The light passed through the prism 26 enters a photosensor 24 which 
produces an electric signal having a magnitude according to changes in the 
intensity or phase of the entered light beam. The electric signal thus 
represents the information recorded on the recording disc 20. 
Whereas, the embodiment described above has a light source disposed 
opposite to the photosensor 24 with respect to the polarizer prism 26, a 
second embodiment as shown in FIG. 3 has a light source disposed in the 
same side with the photosensor with respect to the polarizer prism. 
In the embodiment shown in FIG. 3, the polarizer prism 34 comprises two 
prism elements 36 and 38. The cross section of one of the two prism 
elements 36 is of a parallelogram having interior angles of 45.degree. and 
135.degree., while the cross section of the other prism element 38 is of a 
right-angled equilateral triangle. The prism element 38 is securely 
attached at its oblique surface forming a polarizing plane 16 to one side 
surface of the prism element 36 in such a manner that a side surface 34a, 
which is inclined from the plane 16 by 135.degree., of the 
parallelogram-shaped prism element 36 is registered in a level to a side 
surface 34b of the triangular prism element 38. In this embodiment, the 
light source 10 emits light toward the side surface 34a of the prism 
element 36 in a direction which is normal to the surface 34a and is 
reverse to the emission direction of the light source in the first 
embodiment as shown in FIG. 2. The embodiment shown in FIG. 3 is the same 
as the embodiment shown in FIG. 2 except the disposition of the light 
source and the construction of the polarization prism, and therefore no 
description will be given here with respect to the other parts. 

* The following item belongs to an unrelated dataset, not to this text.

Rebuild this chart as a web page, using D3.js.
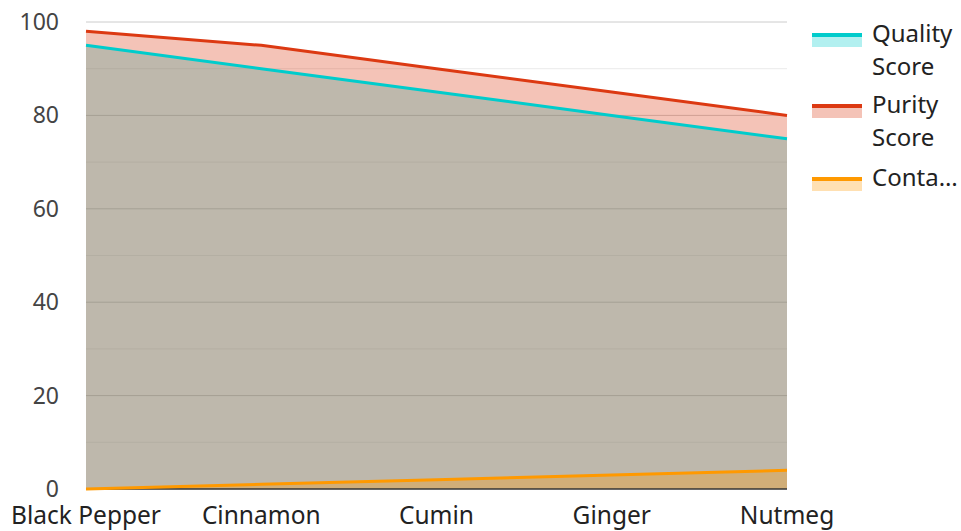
<!DOCTYPE html>
<html>
<head>
<meta charset="utf-8">
<script src="https://cdn.jsdelivr.net/npm/d3@7"></script>
<style>
  body { margin: 0; background: #fff; }
  text { font-family: "Noto Sans", "Open Sans", sans-serif; }
</style>
</head>
<body>
<div id="chart"></div>
<script>
// Data
const categories = ["Black Pepper", "Cinnamon", "Cumin", "Ginger", "Nutmeg"];
const qualityScore = [95, 90, 85, 80, 75];
const purityScore = [98, 95, 90, 85, 80];
const contamination = [0, 1, 2, 3, 4];
const seriesNames = ["Quality Score", "Purity Score", "Contamination"];
const legendLines = [["Quality", "Score"], ["Purity", "Score"], ["Conta…"]];
const seriesColors = ["#00cccc", "#dc3912", "#ff9900"];
const yTicks = [0, 20, 40, 60, 80, 100];
const yMinor = [10, 30, 50, 70, 90];

const width = 961, height = 531;
const margin = {top: 22, right: 174, bottom: 42, left: 86};
const innerW = width - margin.left - margin.right;
const innerH = height - margin.top - margin.bottom;

const svg = d3.select("#chart").append("svg")
  .attr("width", width)
  .attr("height", height);

const g = svg.append("g")
  .attr("transform", `translate(${margin.left},${margin.top})`);

const x = d3.scalePoint().domain(categories).range([0, innerW]);
const y = d3.scaleLinear().domain([0, 100]).range([innerH, 0]);

// gridlines
g.selectAll(".minor").data(yMinor).enter().append("line")
  .attr("x1", 0).attr("x2", innerW)
  .attr("y1", d => y(d)).attr("y2", d => y(d))
  .attr("stroke", "#ebebeb").attr("stroke-width", 1);

g.selectAll(".major").data(yTicks.filter(d => d > 0)).enter().append("line")
  .attr("x1", 0).attr("x2", innerW)
  .attr("y1", d => y(d)).attr("y2", d => y(d))
  .attr("stroke", "#cccccc").attr("stroke-width", 1);

const series = [qualityScore, purityScore, contamination];

const area = d3.area()
  .x((d, i) => x(categories[i]))
  .y0(y(0))
  .y1(d => y(d));

const line = d3.line()
  .x((d, i) => x(categories[i]))
  .y(d => y(d));

series.forEach((vals, k) => {
  g.append("path")
    .datum(vals)
    .attr("d", area)
    .attr("fill", seriesColors[k])
    .attr("fill-opacity", 0.3);
});

// baseline
g.append("line")
  .attr("x1", 0).attr("x2", innerW)
  .attr("y1", y(0)).attr("y2", y(0))
  .attr("stroke", "#333").attr("stroke-width", 1.5);

series.forEach((vals, k) => {
  g.append("path")
    .datum(vals)
    .attr("d", line)
    .attr("fill", "none")
    .attr("stroke", seriesColors[k])
    .attr("stroke-width", 3);
});

// y axis labels
g.selectAll(".ylab").data(yTicks).enter().append("text")
  .attr("x", -27)
  .attr("y", d => y(d))
  .attr("dy", "0.35em")
  .attr("text-anchor", "end")
  .attr("font-size", 23)
  .attr("fill", "#444")
  .text(d => d);

// x axis labels
g.selectAll(".xlab").data(categories).enter().append("text")
  .attr("x", d => x(d))
  .attr("y", innerH + 35)
  .attr("text-anchor", "middle")
  .attr("font-size", 24.5)
  .attr("fill", "#222")
  .text(d => d);

// legend
const legend = svg.append("g").attr("transform", "translate(812,0)");
const legendY = [34, 105, 178];
seriesNames.forEach((name, k) => {
  const lg = legend.append("g").attr("transform", `translate(0,${legendY[k]})`);
  lg.append("rect")
    .attr("x", 0).attr("y", 0).attr("width", 50).attr("height", 13)
    .attr("fill", seriesColors[k]).attr("fill-opacity", 0.3);
  lg.append("rect")
    .attr("x", 0).attr("y", -1).attr("width", 50).attr("height", 4)
    .attr("fill", seriesColors[k]);
  legendLines[k].forEach((t, j) => {
    lg.append("text")
      .attr("x", 60)
      .attr("y", 8 + j * 33)
      .attr("font-size", 24)
      .attr("fill", "#222")
      .text(t);
  });
});
</script>
</body>
</html>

It should be noted that the photosensor 24 and the assembly constituted by 
the light source 10 and the concentrating lens 12 are exchangeable with 
each other with respect to their positions in the two embodiments 
described above and shown in FIGS. 2 and 3. FIGS. 4 and 5 show other 
embodiments respectively corresponding to the embodiments of FIGS. 2 and 
3, wherein the light source assembly 10, 12 and the photosensor 24 are 
replaced by each other. 
As will be understood from the above description, in an optical pickup 
device according to the present invention the light source and the 
concentrating lens associated therewith can be so disposed that the light 
beam emitted from the light source propagates toward a polarizer prism in 
a direction substantially parallel to the path of light within the 
asssembly constituted by an object lens, a quarter wave plate, a a 
polarizer prism and a photosensor. Consequently, in accordance with the 
present invention, it is possible to accomodate all of the said members 
including the light source in a compact, generally cylindrical housing. 

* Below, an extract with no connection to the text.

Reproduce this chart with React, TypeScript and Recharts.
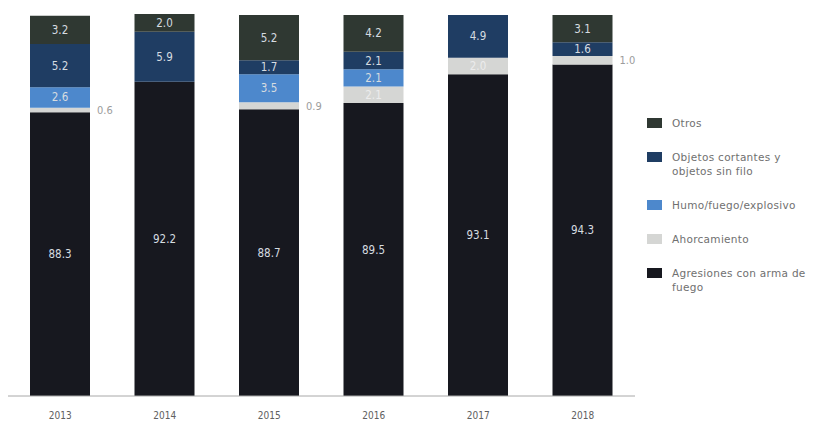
import React from "react";
import { BarChart, Bar, XAxis, YAxis, Legend, LabelList } from "recharts";

const years = ["2013", "2014", "2015", "2016", "2017", "2018"];
const armaFuego = [88.3, 92.2, 88.7, 89.5, 93.1, 94.3];
const ahorcamiento = [0.6, 0, 0.9, 2.1, 2.0, 1.0];
const humoFuego = [2.6, 0, 3.5, 2.1, 0, 0];
const objetos = [5.2, 5.9, 1.7, 2.1, 4.9, 1.6];
const otros = [3.2, 2.0, 5.2, 4.2, 0, 3.1];

const data = years.map((y, i) => ({
  year: y,
  arma: armaFuego[i],
  ahorc: ahorcamiento[i],
  humo: humoFuego[i],
  obj: objetos[i],
  otros: otros[i],
}));

const series = [
  { key: "arma", name: "Agresiones con arma de fuego", color: "#17181f" },
  { key: "ahorc", name: "Ahorcamiento", color: "#d5d6d4" },
  { key: "humo", name: "Humo/fuego/explosivo", color: "#4d88cc" },
  { key: "obj", name: "Objetos cortantes y objetos sin filo", color: "#1f3d63" },
  { key: "otros", name: "Otros", color: "#2f3832" },
];

const FONT = "'Liberation Sans Narrow', 'DejaVu Sans Condensed', 'Liberation Sans', sans-serif";
const LEGEND_FONT = "'DejaVu Sans', 'Liberation Sans', sans-serif";

// power scale (the printed chart stretches the top of each column)
function makePowScale(k: number): any {
  let d = [0, 1];
  let r = [0, 1];
  const s: any = (v: number) => {
    const t = (v - d[0]) / (d[1] - d[0]);
    const p = Math.pow(Math.max(0, t), k);
    return r[0] + p * (r[1] - r[0]);
  };
  s.domain = (x?: number[]) => {
    if (x === undefined) return d.slice();
    d = [Number(x[0]), Number(x[x.length - 1])];
    return s;
  };
  s.range = (x?: number[]) => {
    if (x === undefined) return r.slice();
    r = [Number(x[0]), Number(x[x.length - 1])];
    return s;
  };
  s.invert = (y: number) => {
    const p = (y - r[0]) / (r[1] - r[0]);
    return d[0] + Math.pow(Math.max(0, p), 1 / k) * (d[1] - d[0]);
  };
  s.ticks = (n = 5) => {
    const out: number[] = [];
    const step = (d[1] - d[0]) / n;
    for (let i = 0; i <= n; i++) out.push(d[0] + i * step);
    return out;
  };
  s.tickFormat = () => (v: number) => String(v);
  s.nice = () => s;
  s.clamp = () => s;
  s.copy = () => makePowScale(k).domain(d).range(r);
  return s;
}

const yScale = makePowScale(2.37);

const makeLabel = (key: string) => (props: any) => {
  const { x, y, width, height, value } = props;
  if (!value) return null;
  const txt = Number(value).toFixed(1);
  if (key === "ahorc" && value < 1.5) {
    return (
      <text x={x + width + 7} y={y + height / 2} dy={4} fill="#9c9c9c" fontSize={11} fontFamily={FONT}>
        {txt}
      </text>
    );
  }
  const fill = key === "ahorc" ? "#ececec" : "#d6dce0";
  return (
    <text x={x + width / 2} y={y + height / 2} dy={4} textAnchor="middle" fill={fill} fontSize={11.5} fontFamily={FONT}>
      {txt}
    </text>
  );
};

const LegendContent = () => {
  const items = [...series].reverse();
  return (
    <div style={{ fontFamily: LEGEND_FONT, fontSize: 10.5, color: "#707070", letterSpacing: 0.3 }}>
      {items.map((s) => (
        <div key={s.key} style={{ display: "flex", alignItems: "flex-start", marginBottom: 20 }}>
          <div style={{ width: 15, height: 10, background: s.color, marginRight: 10, marginTop: 2, flexShrink: 0 }} />
          <div style={{ width: 146, lineHeight: "14px" }}>{s.name}</div>
        </div>
      ))}
    </div>
  );
};

export default function App() {
  return (
    <div style={{ position: "absolute", left: 0, top: 0, background: "#ffffff" }}>
      <BarChart
        width={820}
        height={428}
        data={data}
        margin={{ top: 14, right: 185, bottom: 2, left: 8 }}
        barSize={60}
      >
        <XAxis
          dataKey="year"
          axisLine={{ stroke: "#a8a8a8" }}
          tickLine={false}
          tick={{ fill: "#606060", fontSize: 10, fontFamily: FONT }}
          tickMargin={10}
        />
        <YAxis hide domain={[0, 100]} scale={yScale} />
        <Legend
          layout="horizontal"
          verticalAlign="middle"
          content={<LegendContent />}
          wrapperStyle={{ position: "absolute", left: 647, top: 116, width: 172 }}
        />
        {series.map((s) => (
          <Bar key={s.key} dataKey={s.key} name={s.name} stackId="a" fill={s.color} isAnimationActive={false}>
            <LabelList dataKey={s.key} content={makeLabel(s.key)} />
          </Bar>
        ))}
      </BarChart>
    </div>
  );
}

In addition, in an optical pickup device according to the present 
invention, the deviation of path of light due to the errors of mounting of 
the prism can be reduced, since, according to the present invention, the 
oblique reflecting surface 28 and the polarizing plane 16 of the prism are 
disposed parallel or perpendicular to each other. 
It will be apparent that various changes and modifications may be envisaged 
by those skilled in the art without exceeding the scope of the present 
invention as claimed in the appended claims.